Help for housing bogs down
Federal Reserve Chairman Ben Bernanke’s efforts to bring down borrowing costs to revive the housing market and boost the economy are stalling, Bloomberg reported.
Mortgage rates are almost back to where they were in March before the 30-year rate fell to a record low and sparked a refinancing boom. Mortgage delinquencies rose to a record 9.12 percent of U.S. home loans and house prices dropped the most on record in the first quarter, according to industry reports.
“Housing is not going to be the engine to get us out of this recession,” said Robert Eisenbeis, chief monetary economist for Vineland, N.J.-based Cumberland Advisors Inc. and former research director at the Federal Reserve Bank of Atlanta.

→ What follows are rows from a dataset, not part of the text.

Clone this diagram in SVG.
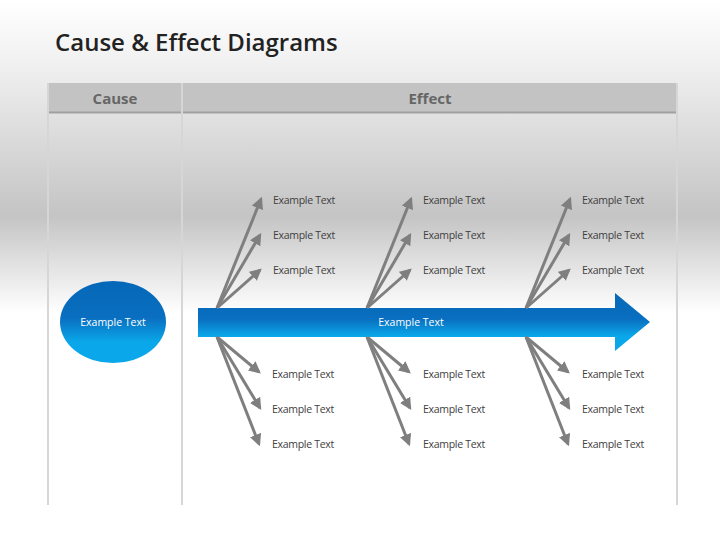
<svg xmlns="http://www.w3.org/2000/svg" width="720" height="540" viewBox="0 0 720 540">
<defs>
<linearGradient id="bg" x1="0" y1="0" x2="0" y2="1">
<stop offset="0" stop-color="#ffffff"/><stop offset="0.12" stop-color="#f0f0f0"/><stop offset="0.4" stop-color="#c4c4c4"/><stop offset="0.58" stop-color="#ffffff"/><stop offset="1" stop-color="#ffffff"/>
</linearGradient>
<linearGradient id="blue" x1="0" y1="0" x2="0" y2="1">
<stop offset="0" stop-color="#0567b8"/><stop offset="0.45" stop-color="#0a6fc0"/><stop offset="0.75" stop-color="#0aa8ea"/><stop offset="1" stop-color="#0aa8ea"/>
</linearGradient>
<marker id="ah" viewBox="0 0 10 10" refX="8" refY="5" markerWidth="4" markerHeight="4" orient="auto"><path d="M0,0L10,5L0,10z" fill="#7f7f7f"/></marker>
<style>
.t{font-family:"Open Sans","Liberation Sans",sans-serif;font-size:10.5px;fill:#404040;letter-spacing:-0.3px}
.h{font-family:"Open Sans","Liberation Sans",sans-serif;font-size:15px;font-weight:bold;fill:#666}
.c line{stroke:#7f7f7f;stroke-width:3;marker-end:url(#ah)}
</style>
</defs>
<rect width="720" height="540" fill="url(#bg)"/>
<text x="55" y="51" font-family="'Open Sans','Liberation Sans',sans-serif" font-size="24" font-weight="600" fill="#222">Cause &amp; Effect Diagrams</text>
<g id="header">
<rect x="48" y="83" width="629" height="29" fill="#c3c3c3"/>
<line x1="48" y1="112.5" x2="677" y2="112.5" stroke="#a0a0a0" stroke-width="2"/>
<line x1="182" y1="83" x2="182" y2="505" stroke="#d6d6d6" stroke-width="2"/>
<line x1="48" y1="83" x2="48" y2="505" stroke="#d6d6d6" stroke-width="2"/>
<line x1="677" y1="83" x2="677" y2="505" stroke="#d6d6d6" stroke-width="2"/>
<text class="h" x="115" y="104" text-anchor="middle">Cause</text>
<text class="h" x="430" y="104" text-anchor="middle">Effect</text>
</g>
<g id="cause">
<ellipse cx="113" cy="322" rx="53" ry="41" fill="url(#blue)"/>
<text x="113" y="326" text-anchor="middle" font-family="'Open Sans','Liberation Sans',sans-serif" font-size="10.5" fill="#fff">Example Text</text>
</g>
<g id="effect">
<path d="M198,308H615V293L650,322L615,351V337H198Z" fill="url(#blue)"/>
<text x="411" y="326" text-anchor="middle" font-family="'Open Sans','Liberation Sans',sans-serif" font-size="10.5" fill="#fff">Example Text</text>
</g>
<g id="connectors" class="c">
<line x1="217" y1="308" x2="261" y2="199"/><line x1="217" y1="308" x2="260" y2="235"/><line x1="217" y1="308" x2="260" y2="270"/>
<line x1="217" y1="337" x2="259" y2="372"/><line x1="217" y1="337" x2="260" y2="408"/><line x1="217" y1="337" x2="259" y2="444"/>
<line x1="367" y1="308" x2="411" y2="199"/><line x1="367" y1="308" x2="410" y2="235"/><line x1="367" y1="308" x2="410" y2="270"/>
<line x1="367" y1="337" x2="409" y2="372"/><line x1="367" y1="337" x2="410" y2="408"/><line x1="367" y1="337" x2="409" y2="444"/>
<line x1="526" y1="308" x2="570" y2="199"/><line x1="526" y1="308" x2="569" y2="235"/><line x1="526" y1="308" x2="569" y2="270"/>
<line x1="526" y1="337" x2="568" y2="372"/><line x1="526" y1="337" x2="569" y2="408"/><line x1="526" y1="337" x2="568" y2="444"/>
</g>
<g id="labels">
<text class="t" x="273" y="204">Example Text</text><text class="t" x="423" y="204">Example Text</text><text class="t" x="582" y="204">Example Text</text>
<text class="t" x="273" y="239">Example Text</text><text class="t" x="423" y="239">Example Text</text><text class="t" x="582" y="239">Example Text</text>
<text class="t" x="273" y="274">Example Text</text><text class="t" x="423" y="274">Example Text</text><text class="t" x="582" y="274">Example Text</text>
<text class="t" x="272" y="378">Example Text</text><text class="t" x="423" y="378">Example Text</text><text class="t" x="582" y="378">Example Text</text>
<text class="t" x="272" y="413">Example Text</text><text class="t" x="423" y="413">Example Text</text><text class="t" x="582" y="413">Example Text</text>
<text class="t" x="272" y="448">Example Text</text><text class="t" x="423" y="448">Example Text</text><text class="t" x="582" y="448">Example Text</text>
</g>
</svg>
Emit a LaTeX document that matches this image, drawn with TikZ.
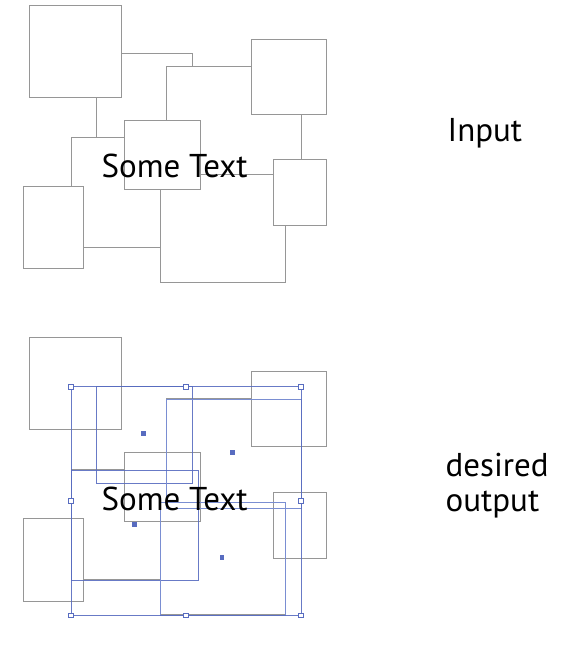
\documentclass[tikz,border=0pt]{standalone}
\usepackage{fontspec}
\setmainfont{PT Sans}
\definecolor{boxgray}{RGB}{150,150,150}
\definecolor{selblue}{RGB}{88,108,192}
\definecolor{lightblue}{RGB}{122,142,210}
\tikzset{
  box/.style={draw=boxgray, line width=0.9pt, inner sep=0pt, outer sep=0pt, fill=none},
  conn/.style={draw=boxgray, line width=0.9pt},
  selrect/.style={draw=selblue, line width=1pt, opacity=0.9},
  selrectlight/.style={draw=lightblue, line width=1pt},
  handle/.style={draw=selblue, fill=white, line width=0.7pt, minimum size=4.5pt, inner sep=0pt},
  cdot/.style={fill=selblue, minimum size=4.6pt, inner sep=0pt},
  bigtext/.style={font=\fontsize{33}{40}\selectfont, inner sep=0pt, text=black},
  sidetext/.style={font=\fontsize{33}{40}\selectfont, inner sep=0pt, anchor=base west, text=black},
}
\newcommand{\drawboxes}[1]{%
  \node[box, minimum width=91.5pt, minimum height=92pt] (A#1) at (75.25,51.3) {};
  \node[box, minimum width=74.3pt, minimum height=74.7pt] (B#1) at (288.85,76.65) {};
  \node[box, minimum width=76pt, minimum height=69pt] (C#1) at (162.3,154.8) {};
  \node[box, minimum width=52.7pt, minimum height=66pt] (D#1) at (299.65,192.7) {};
  \node[box, minimum width=60.3pt, minimum height=82.4pt] (E#1) at (53.15,227.5) {};
}
\begin{document}
\begin{tikzpicture}[x=1pt,y=-1pt]
\useasboundingbox (0,0) rectangle (561,661);
\fill[white] (0,0) rectangle (561,661);

% ---------- Input ----------
\drawboxes{t}
\coordinate (j1) at (192,66.3);
\coordinate (j2) at (160.3,282.3);
\coordinate (j3) at (285,282.3);
\draw[conn] (At.east |- 0,53.5) -| (j1);
\draw[conn] (Bt.west |- 0,66.3) -| (Ct.north -| 166.3,0);
\draw[conn] (At.south -| 96,0) -- (96,137);
\draw[conn] (Ct.west |- 0,137) -| (Et.north -| 71.3,0);
\draw[conn] (Bt.south -| 301,0) -- (Dt.north -| 301,0);
\draw[conn] (Ct.east |- 0,174.7) -- (Dt.west |- 0,174.7);
\draw[conn] (Ct.south -| 160.3,0) -- (j2) -- (j3) -- (Dt.south -| 285,0);
\draw[conn] (Et.east |- 0,247.3) -- (160.3,247.3);
\node[bigtext, anchor=base] (st) at (174.5,177.3) {Some Text};
\node[sidetext] (inp) at (447.5,141.7) {Input};

% ---------- desired output ----------
\begin{scope}[yshift=-332.6pt]
\drawboxes{b}
\draw[conn] (Ab.east |- 0,53.5) -- (186,53.5);
\draw[conn] (166.3,66.3) -- (Bb.west |- 0,66.3);
\draw[conn] (71.3,137) -- (Cb.west |- 0,137);
\draw[conn] (Eb.east |- 0,247.3) -- (160.3,247.3);
\draw[conn] (160.3,282.3) -- (285,282.3);
\end{scope}

% selection rectangles
\draw[selrect] (96,386.7) rectangle (192.3,483.3);
\draw[selrectlight] (166.3,399.3) rectangle (301,508.3);
\draw[selrect] (71,470) rectangle (198.3,580.3);
\draw[selrectlight] (160.3,502.3) rectangle (285,615.3);
\draw[selrect] (71,386.7) rectangle (301,615.3);

% centre points
\node[cdot] (c1) at (143.3,433.7) {};
\node[cdot] (c2) at (232.7,452.7) {};
\node[cdot] (c3) at (134.3,524.3) {};
\node[cdot] (c4) at (222,557.3) {};

\node[bigtext, anchor=base] (sb) at (174.5,510.5) {Some Text};

% handles
\node[handle] (h1) at (71,386.7) {};
\node[handle] (h2) at (186,386.7) {};
\node[handle] (h3) at (301,386.7) {};
\node[handle] (h4) at (71,500.7) {};
\node[handle] (h5) at (301,500.7) {};
\node[handle] (h6) at (71,615.3) {};
\node[handle] (h7) at (186,615.3) {};
\node[handle] (h8) at (301,615.3) {};

\node[sidetext] (des) at (445.5,476.7) {desired};
\node[sidetext] (out) at (445.5,511.7) {output};
\end{tikzpicture}
\end{document}
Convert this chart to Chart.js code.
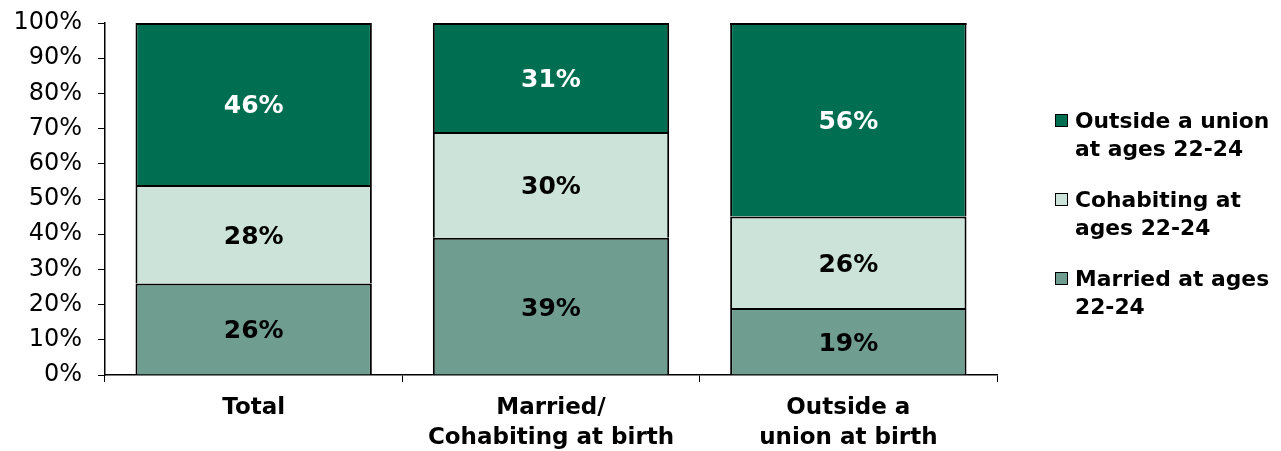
<!DOCTYPE html>
<html><head><meta charset="utf-8">
<script src="https://cdn.jsdelivr.net/npm/chart.js@4/dist/chart.umd.min.js"></script>
<style>
html,body{margin:0;padding:0;background:#fff;}
#wrap{position:relative;width:1281px;height:451px;}
#legend{position:absolute;left:1055px;top:107px;font-family:"DejaVu Sans",Verdana,sans-serif;font-weight:bold;font-size:21.8px;line-height:28px;color:#000;}
.li{position:relative;padding-left:20px;margin-bottom:23px;white-space:nowrap;}
.sw{position:absolute;left:0;top:7px;width:11px;height:11px;border:1.5px solid #000;}
</style></head><body>
<div id="wrap"><canvas id="c" width="1281" height="451"></canvas><div id="legend"></div></div>
<script>
const categories = [["Total"], ["Married/", "Cohabiting at birth"], ["Outside a", "union at birth"]];
const seriesNames = ["Married at ages 22-24", "Cohabiting at ages 22-24", "Outside a union at ages 22-24"];
const legendLines = [["Married at ages", "22-24"], ["Cohabiting at", "ages 22-24"], ["Outside a union", "at ages 22-24"]];
const married = [26, 39, 19];
const cohabiting = [28, 30, 26];
const outside = [46, 31, 56];
const yTicks = [0, 10, 20, 30, 40, 50, 60, 70, 80, 90, 100];
const colors = ["#6f9e91", "#cce3da", "#006f51"];
const labelColors = ["#000", "#000", "#fff"];

const seriesData = [married, cohabiting, outside];
const datasets = seriesData.map((d, i) => ({
  label: seriesNames[i], data: d, backgroundColor: colors[i],
  borderColor: "#000",
  borderWidth: { left: 2, right: 2, top: 2, bottom: 0 },
  borderSkipped: false,
  barPercentage: 0.795, categoryPercentage: 1
}));

const valueLabels = {
  id: 'valueLabels',
  afterDatasetsDraw(chart) {
    const ctx = chart.ctx;
    const area = chart.chartArea;
    ctx.save();
    // top edge for segments reaching past the axis maximum (clipped by the chart area)
    const last = chart.getDatasetMeta(chart.data.datasets.length - 1);
    ctx.fillStyle = '#000';
    last.data.forEach(bar => {
      if (bar.y < area.top) ctx.fillRect(bar.x - bar.width / 2, area.top, bar.width, 2);
    });
    ctx.font = 'bold 25px "DejaVu Sans", Verdana, sans-serif';
    ctx.textAlign = 'center'; ctx.textBaseline = 'middle';
    chart.data.datasets.forEach((ds, i) => {
      const meta = chart.getDatasetMeta(i);
      meta.data.forEach((bar, j) => {
        const top = Math.max(bar.y, area.top);
        const y = (top + bar.base) / 2;
        ctx.fillStyle = labelColors[i];
        ctx.fillText(ds.data[j] + '%', bar.x, y + 3);
      });
    });
    ctx.restore();
  }
};

new Chart(document.getElementById('c'), {
  type: 'bar',
  data: { labels: categories, datasets },
  options: {
    responsive: false, animation: false,
    layout: { padding: { top: 23, right: 284, bottom: 0, left: 0 } },
    plugins: { legend: { display: false }, tooltip: { enabled: false } },
    scales: {
      x: {
        stacked: true,
        grid: { display: true, drawOnChartArea: false, drawTicks: true, tickLength: 7, color: '#000', offset: true },
        border: { display: true, color: '#000', width: 1.5 },
        ticks: { color: '#000', padding: 11, maxRotation: 0, autoSkip: false,
          font: { family: '"DejaVu Sans", Verdana, sans-serif', weight: 'bold', size: 23, lineHeight: 1.3 } },
        afterFit(s) { s.height = 76; s.paddingLeft = 0; s.paddingRight = 0; }
      },
      y: {
        stacked: true, min: 0, max: 100,
        afterBuildTicks(s) { s.ticks = yTicks.map(v => ({ value: v })); },
        grid: { display: true, drawOnChartArea: false, drawTicks: true, tickLength: 7, color: '#000' },
        border: { display: true, color: '#000', width: 1.5 },
        ticks: { color: '#000', padding: 16, callback: v => v + '%',
          font: { family: '"DejaVu Sans", Verdana, sans-serif', size: 24 } },
        afterFit(s) { s.width = 105; s.paddingTop = 0; s.paddingBottom = 0; }
      }
    }
  },
  plugins: [valueLabels]
});

const lg = document.getElementById('legend');
[2, 1, 0].forEach(i => {
  const d = document.createElement('div'); d.className = 'li';
  const sw = document.createElement('span'); sw.className = 'sw'; sw.style.background = colors[i];
  d.appendChild(sw);
  legendLines[i].forEach((t, k) => { if (k) d.appendChild(document.createElement('br')); d.appendChild(document.createTextNode(t)); });
  lg.appendChild(d);
});
</script>
</body></html>
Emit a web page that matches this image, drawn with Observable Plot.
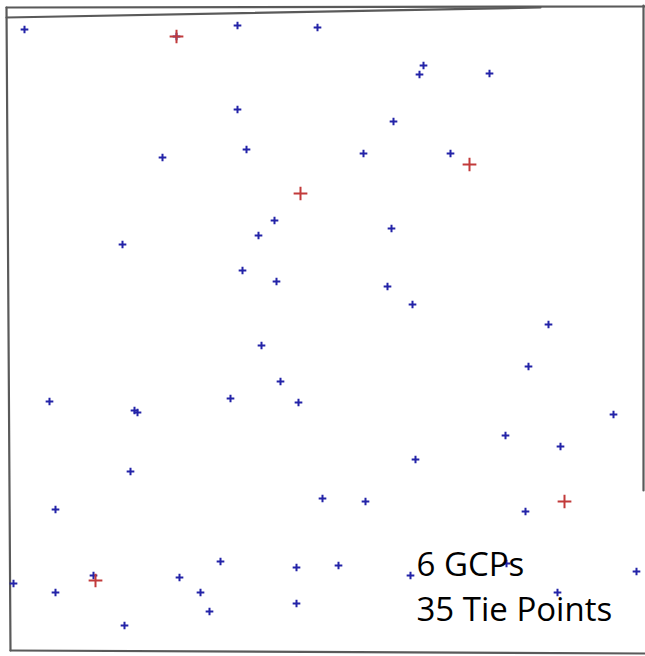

“They’ve squeezed a lemon and now they’re trying to squeeze some more, but you can only get so much juice out of a lemon,” he said.
Rates are rising as President Barack Obama is trying to spur a housing recovery. Obama has pledged to spend $275 billion to help keep as many as 9 million Americans in their homes and stem the rise of foreclosures. His measures also include a tax break of as much as $8,000 for first-time home buyers.
On April 9, Obama cited interest rates at less than 5 percent and the foreclosure program as the two top reasons for people to buy or refinance a home. “We are at a time where people can really take advantage of this,” he said.
Refinance applications this week fell 19 percent to the lowest since early March, before the federal government announced a loosening of Fannie Mae and Freddie Mac rules to allow more borrowers with little or no home equity to arrange new loans.
Rates at historic lows have convinced prospective buyers and homeowners that even 5 percent seems high, said Greg McBride, senior financial analyst at Bankrate in North Palm Beach, Fla. Thursday’s rate of 5.27 percent was the highest since February.